Stop alla fame, cercasi coraggio

Fao

Ancora una volta a parlare di fame. Oltre un miliardo e duecento milioni di persone soffrono la fame, un bambino ogni sei secondi muore per questo. Si potrebbe continuare, senza rabbia, ma con vergogna. E non solo perché gli alimenti prodotti sul pianeta sono sufficienti per tutti gli abitanti – anche con una popolazione in crescita –, ma perché le soluzioni a questa calamità sono note e percorribili. Eppure di fronte alla fame (e anche alla povertà) sembra prevalere una sconfortante rassegnazione che si sta trasformando in indifferenza, quasi si trattasse di situazioni strutturali, impossibili da estirpare. Per questo è sembrata utopia quanto emerso nel recente vertice romano della Fao: 44 miliardi di dollari l’anno sono sufficienti per garantire ad ogni latitudine la sicurezza alimentare. Una cifra insignificante rispetto agli oltre 1300 miliardi spesi annualmente in armamenti.
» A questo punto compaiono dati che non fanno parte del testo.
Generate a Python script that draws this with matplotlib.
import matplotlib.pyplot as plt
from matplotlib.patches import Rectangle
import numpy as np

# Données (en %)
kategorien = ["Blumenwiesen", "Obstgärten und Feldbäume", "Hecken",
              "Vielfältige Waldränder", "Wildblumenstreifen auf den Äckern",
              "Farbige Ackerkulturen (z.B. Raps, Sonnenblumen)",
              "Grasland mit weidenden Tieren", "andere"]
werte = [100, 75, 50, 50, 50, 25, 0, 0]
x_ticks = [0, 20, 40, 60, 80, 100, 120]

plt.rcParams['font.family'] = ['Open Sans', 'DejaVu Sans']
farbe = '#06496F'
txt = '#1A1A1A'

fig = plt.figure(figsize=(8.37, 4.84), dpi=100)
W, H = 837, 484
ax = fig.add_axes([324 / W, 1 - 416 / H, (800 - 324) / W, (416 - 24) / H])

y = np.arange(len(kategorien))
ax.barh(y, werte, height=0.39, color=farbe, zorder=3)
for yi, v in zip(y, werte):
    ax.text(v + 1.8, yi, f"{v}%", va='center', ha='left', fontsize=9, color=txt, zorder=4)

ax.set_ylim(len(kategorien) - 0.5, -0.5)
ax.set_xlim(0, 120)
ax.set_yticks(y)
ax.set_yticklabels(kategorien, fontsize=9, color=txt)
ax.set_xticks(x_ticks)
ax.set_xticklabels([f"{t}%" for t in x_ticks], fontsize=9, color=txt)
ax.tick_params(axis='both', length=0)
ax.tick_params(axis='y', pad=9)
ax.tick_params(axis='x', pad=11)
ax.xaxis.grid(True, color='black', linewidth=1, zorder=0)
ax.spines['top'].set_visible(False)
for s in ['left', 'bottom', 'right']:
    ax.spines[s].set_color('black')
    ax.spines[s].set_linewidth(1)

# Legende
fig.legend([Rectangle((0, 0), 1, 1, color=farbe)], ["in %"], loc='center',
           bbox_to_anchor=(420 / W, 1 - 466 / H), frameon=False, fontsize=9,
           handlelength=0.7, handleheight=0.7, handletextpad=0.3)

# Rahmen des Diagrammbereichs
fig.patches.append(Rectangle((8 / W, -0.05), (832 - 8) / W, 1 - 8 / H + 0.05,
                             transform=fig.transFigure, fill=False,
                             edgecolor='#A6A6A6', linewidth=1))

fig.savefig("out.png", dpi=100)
La fame è l’effetto della carenza di infrastrutture, di acqua, di fertilizzanti e sementi, di mancati investimenti e di reti commerciali che escludono le popolazioni delle aree più povere. E mentre gli affamati sono destinati ad aumentare (e gli aiuti dei Paesi sviluppati sono in continua diminuzione), rimangono invece le produzioni sovvenzionate e i modelli alimentari consumistici.
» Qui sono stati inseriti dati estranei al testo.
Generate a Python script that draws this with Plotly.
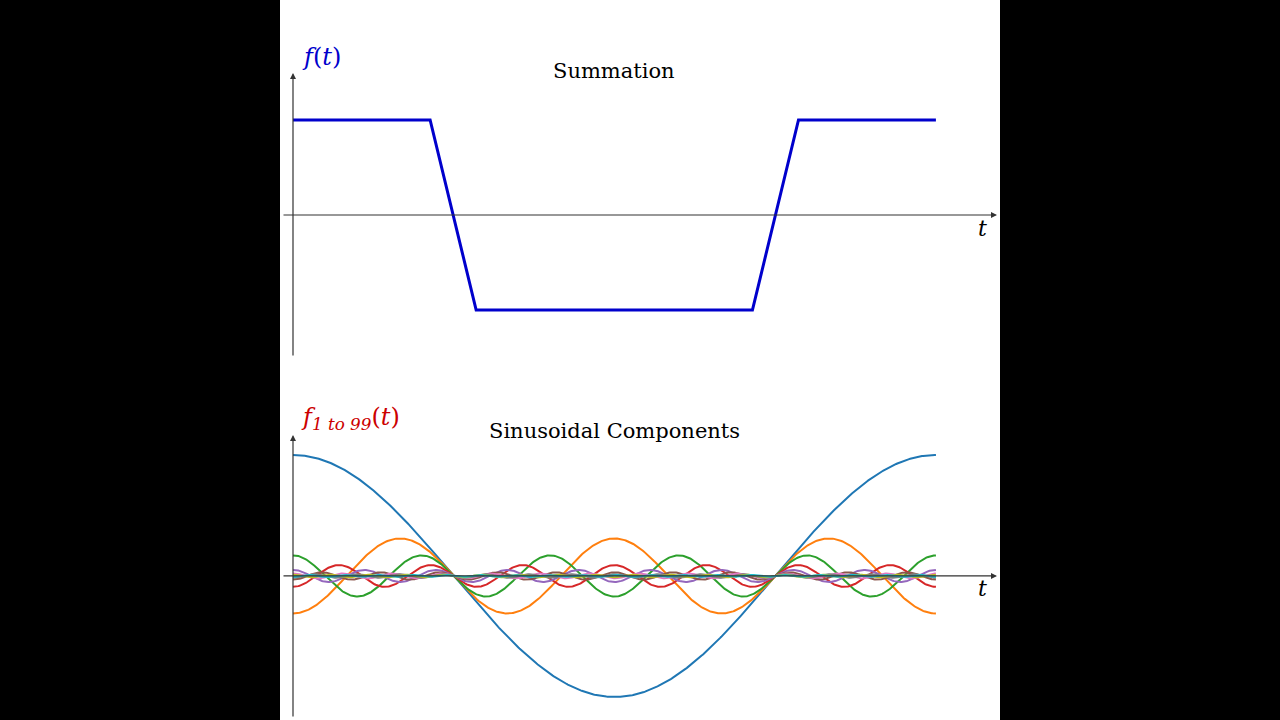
import numpy as np
import plotly.graph_objects as go

# top panel: trapezoid summation, corner points
sum_t = [0.0, 1.34, 1.79, 4.49, 4.94, 6.283]
sum_f = [1.0, 1.0, -1.0, -1.0, 1.0, 1.0]

# bottom panel: odd cosine harmonics and their amplitudes
harm_n = [1, 3, 5, 7, 9, 11, 13, 15, 17, 19]
harm_amp = [1.0, -0.31, 0.17, -0.09, 0.05, -0.03, 0.02, -0.015, 0.01, -0.008]
harm_col = ['#1f77b4', '#ff7f0e', '#2ca02c', '#d62728', '#9467bd',
            '#8c564b', '#e377c2', '#7f7f7f', '#bcbd22', '#17becf']

t = np.linspace(0, 2 * np.pi, 600)

fig = go.Figure()
fig.add_trace(go.Scatter(x=sum_t, y=sum_f, mode='lines',
                         line=dict(color='#0000cc', width=3), xaxis='x', yaxis='y'))
for n, a, c in zip(harm_n, harm_amp, harm_col):
    fig.add_trace(go.Scatter(x=t, y=a * np.cos(n * t), mode='lines',
                             line=dict(color=c, width=2), xaxis='x2', yaxis='y2'))

xr = [-0.1075, 6.88]
ax_common = dict(showgrid=False, zeroline=False, showticklabels=False, ticks='', fixedrange=True)
fig.update_layout(
    width=1280, height=720, margin=dict(l=0, r=0, t=0, b=0),
    paper_bgcolor='black', plot_bgcolor='rgba(0,0,0,0)', showlegend=False,
    xaxis=dict(domain=[282 / 1280, 997 / 1280], range=xr, **ax_common),
    yaxis=dict(domain=[1 - 357 / 720, 1 - 73 / 720], range=[-1.495, 1.495], **ax_common),
    xaxis2=dict(domain=[282 / 1280, 997 / 1280], range=xr, anchor='y2', **ax_common),
    yaxis2=dict(domain=[1 - 718 / 720, 1 - 435 / 720], range=[-1.174, 1.165], anchor='x2', **ax_common),
)
fig.add_shape(type='rect', xref='paper', yref='paper', x0=280 / 1280, x1=1000 / 1280,
              y0=0, y1=1, fillcolor='white', line_width=0, layer='below')

# axes with arrowheads
for xa, ya, yr in [('x', 'y', [-1.495, 1.495]), ('x2', 'y2', [-1.174, 1.165])]:
    fig.add_annotation(x=xr[1], y=0, ax=xr[0], ay=0, xref=xa, yref=ya, axref=xa, ayref=ya,
                       showarrow=True, arrowhead=2, arrowsize=1, arrowwidth=1.2,
                       arrowcolor='#333', text='')
    fig.add_annotation(x=0, y=yr[1], ax=0, ay=yr[0], xref=xa, yref=ya, axref=xa, ayref=ya,
                       showarrow=True, arrowhead=2, arrowsize=1, arrowwidth=1.2,
                       arrowcolor='#333', text='')

serif = 'DejaVu Serif'
labels = [
    (614, 71, 'Summation', 'black', 21),
    (614, 431, 'Sinusoidal Components', 'black', 21),
    (321, 57, '<i>f</i>(<i>t</i>)', '#0000cc', 24),
    (350, 418, '<i>f</i><sub><i>1 to 99</i></sub>(<i>t</i>)', '#cc0000', 24),
    (982, 228, '<i>t</i>', 'black', 22),
    (982, 588, '<i>t</i>', 'black', 22),
]
for px, py, txt, col, sz in labels:
    fig.add_annotation(x=px / 1280, y=1 - py / 720, xref='paper', yref='paper', text=txt,
                       showarrow=False, font=dict(family=serif, size=sz, color=col),
                       xanchor='center', yanchor='middle')

fig.write_html('out.html', config={'displayModeBar': False},
               post_script="document.body.style.margin='0';document.body.style.background='black';")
C’è un nuovo tipo di inquinamento che ormai pervade le politiche – si chiama egoismo – e ha introdotto la speculazione nei mercati degli alimenti (i cereali, per esempio) quasi che il cibo sia merce; o che consente di destinare i frutti della terra ad usi non alimentari (dalla soia al mais per i biocarburanti), magari instaurando lunghi negoziati internazionali per garantire prezzi e regimi commerciali.

La volontà di capi di Stato e rappresentanti dei Paesi riuniti alla Fao si è limitata a ribadire l’impegno comune sulla cui concretezza si spera non sia da attendere un prossimo vertice. Ancora una volta non si è colto che un’efficace lotta alla fame domanda responsabilità da parte di tutti perché l’aiuto o l’emergenza non può più essere funzionale a chi mette a disposizione le risorse o restare un vantaggio per ristretti gruppi di beneficiari. Finalità della cooperazione internazionale è l’uguaglianza secondo giustizia, un imperativo etico che presuppone la rinuncia ad interessi di parte, come pure a pensare che la tecnica e la scienza, da sole, possono essere la soluzione, ricordava Benedetto XVI nel suo intervento al vertice della Fao.